18 USC 1033: Insurance Fraud Laws and Employment Restrictions
Learn how 18 USC 1033 regulates insurance fraud, its impact on employment, and the process for obtaining written consent to work in the industry.
Learn how 18 USC 1033 regulates insurance fraud, its impact on employment, and the process for obtaining written consent to work in the industry.
Insurance fraud is a serious federal offense, and 18 USC 1033 targets crimes involving dishonesty or breach of trust in the insurance industry. This law criminalizes fraudulent activities and imposes strict employment restrictions on individuals with felony convictions related to financial misconduct.
Understanding this statute is crucial for those in the insurance sector, as violations can lead to severe penalties. It also provides a process for obtaining written consent to work in the industry despite past offenses.
18 USC 1033 criminalizes fraudulent conduct within the insurance industry, including deceit, misrepresentation, and financial misconduct. It applies to individuals who knowingly make false statements, embezzle funds, or defraud insurance companies or policyholders. Offenses include falsifying financial records, misappropriating premiums, and submitting fraudulent claims. The law also covers those who aid or abet such offenses, ensuring accomplices face the same legal consequences as primary offenders.
Additionally, individuals with felony convictions involving dishonesty or breach of trust are prohibited from working in the insurance industry without specific authorization. This restriction applies regardless of whether the prior offense was directly related to insurance, reinforcing the industry’s emphasis on financial integrity.
Individuals with relevant felony convictions must obtain written consent from a regulatory authority to work in the insurance industry. This process, known as a 1033 waiver, requires an application to the state insurance commissioner, who evaluates factors such as the nature of the offense, rehabilitation efforts, and professional history.
Applicants must demonstrate rehabilitation and pose no risk to consumers or financial transactions. They may need to provide character references, employment records, and evidence of restitution. Some states have formal guidelines, while others assess requests individually. Although state commissioners have primary authority, federal oversight ensures the industry’s protection from financial misconduct.
The enforcement of 18 USC 1033 involves multiple federal and state agencies, with the FBI and the Department of Justice (DOJ) leading investigations and prosecutions. These agencies collaborate with state insurance regulators and the National Association of Insurance Commissioners (NAIC) to detect and address fraudulent activities.
Federal authorities have broad investigative powers, including subpoenaing financial records, conducting undercover operations, and working with whistleblowers. Coordination between federal and state entities ensures effective enforcement, particularly in cases involving interstate commerce or large-scale financial fraud. The Financial Crimes Enforcement Network (FinCEN) monitors suspicious financial transactions related to insurance fraud, flagging potential misconduct for federal intervention.

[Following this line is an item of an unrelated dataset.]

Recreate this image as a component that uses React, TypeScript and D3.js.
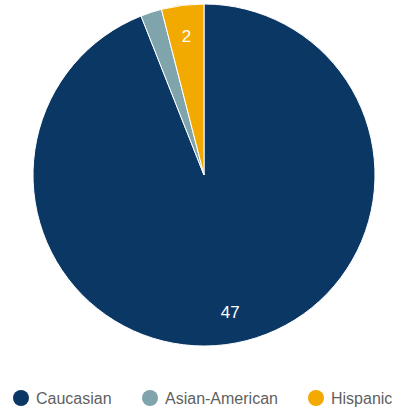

Violations of 18 USC 1033 carry severe penalties, including fines, restitution, and imprisonment. Convictions can result in up to 15 years in federal prison, with sentencing influenced by factors such as financial harm, duration of the fraud, and the defendant’s role within an insurance entity.
Financial penalties can be substantial, including restitution to victims and fines reaching hundreds of thousands of dollars. These penalties serve as both punishment and deterrence. Courts may also impose supervised release following incarceration, restricting financial activities and requiring regular reporting to federal probation officers.
Employment restrictions under 18 USC 1033 pose challenges for individuals with felony convictions seeking insurance industry jobs. Employers cannot hire individuals with convictions related to dishonesty or breach of trust unless the applicant has obtained written consent from regulators. This applies to various roles, including agents, brokers, claims adjusters, and executives.
Companies conduct thorough background checks to ensure compliance, and failure to adhere to restrictions can result in legal consequences. Those already employed who are later convicted of a qualifying offense often face immediate termination. Even with consent, some employers remain hesitant to hire individuals with past financial misconduct due to concerns over policyholder trust and company reputation.
Navigating 18 USC 1033 can be complex, particularly for individuals facing allegations of insurance fraud or seeking regulatory approval for employment. Consulting an attorney is advisable when under investigation or applying for a 1033 waiver.
Legal counsel can assist in preparing a strong waiver application, gathering supporting documents, and addressing regulatory concerns. If an application is denied, an attorney can help challenge the decision or explore other legal options. Given the severe penalties associated with violations, professional legal guidance is essential for protecting careers and legal standing.